Apportionment of Profits
Defendant asserted that Plaintiff failed to properly apportion profits to those associated with Defendant's alleged unlawful conduct. The court maintained that the evidence presented at trial demonstrated that the combination tool was perceived as innovative and marketable, leading to significant sales. The court found that the jury could reasonably infer that the sales and profits generated were directly linked to the new combination product, which incorporated the misappropriated trade secret. Therefore, the jury's finding that the profits were attributable to the misappropriation was rationally supported by the evidence. The court concluded that the jury had sufficient grounds to award damages based on the perceived economic advantage gained by Defendant from the misappropriation. Hence, the court denied Defendant's motion for judgment as a matter of law on this basis.
Excessive Damages Award
Defendant contended that the jury’s damages award was excessive and sought either a new trial or remittitur.
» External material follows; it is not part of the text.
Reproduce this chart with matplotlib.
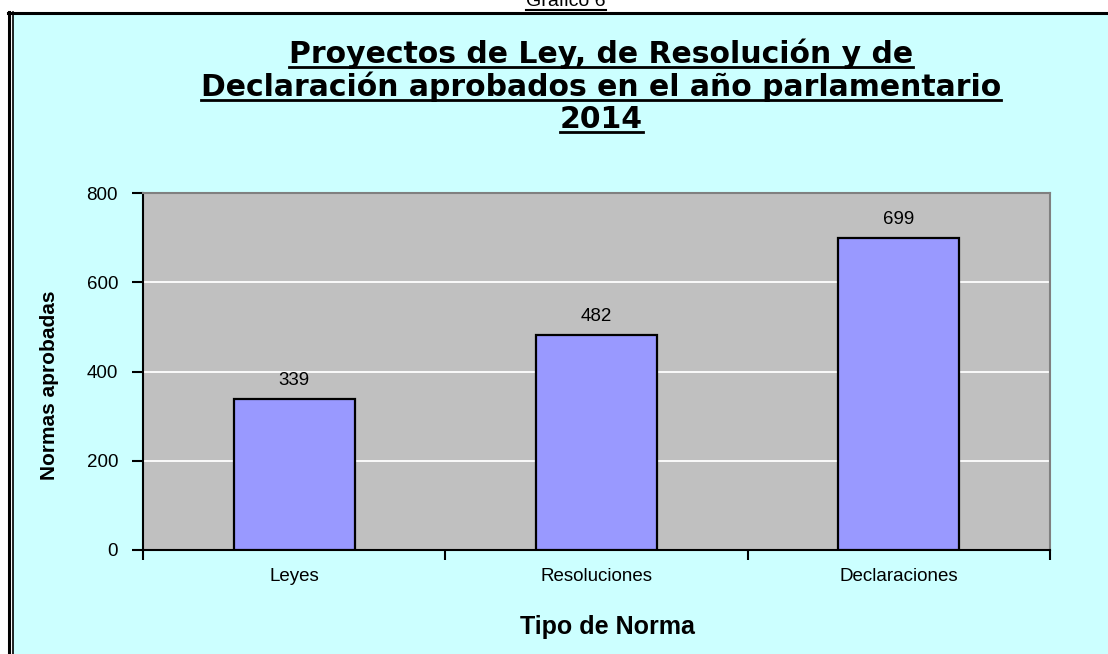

The court addressed this argument by reiterating that the jury instructions were aligned with applicable statutory law and case precedents. The court clarified that the jury’s award was based on the actual loss and unjust enrichment attributable to the misappropriation. Despite acknowledging an error in the figures used by the jury, the court deemed the error harmless, as it did not alter the overall damages awarded. The court noted that the jury's determination was well within the realm of reasonable compensation for the violations committed by Defendant. Therefore, the court concluded that the award was not excessive and denied Defendant's motion for a new trial or remittitur.
Prejudgment Interest
The court granted Plaintiff's motion for prejudgment interest based on equitable grounds, recognizing the confidential and fiduciary relationship between the parties. The court found that awarding prejudgment interest would compensate Plaintiff for the time value of money lost due to Defendant's wrongful actions. It cited precedents that supported the principle of making the injured party whole in cases involving trade secret misappropriation. The court distinguished this case from others cited by Defendant, noting that those cases did not involve a breach of fiduciary relationship. Furthermore, the court clarified that awarding prejudgment interest was not punitive; rather, it was a means to ensure complete compensation for Plaintiff's losses. The court calculated the prejudgment interest from the actual loss amount, thereby underscoring the equitable nature of the award. Consequently, the court granted the motion for prejudgment interest, recognizing its appropriateness in this context.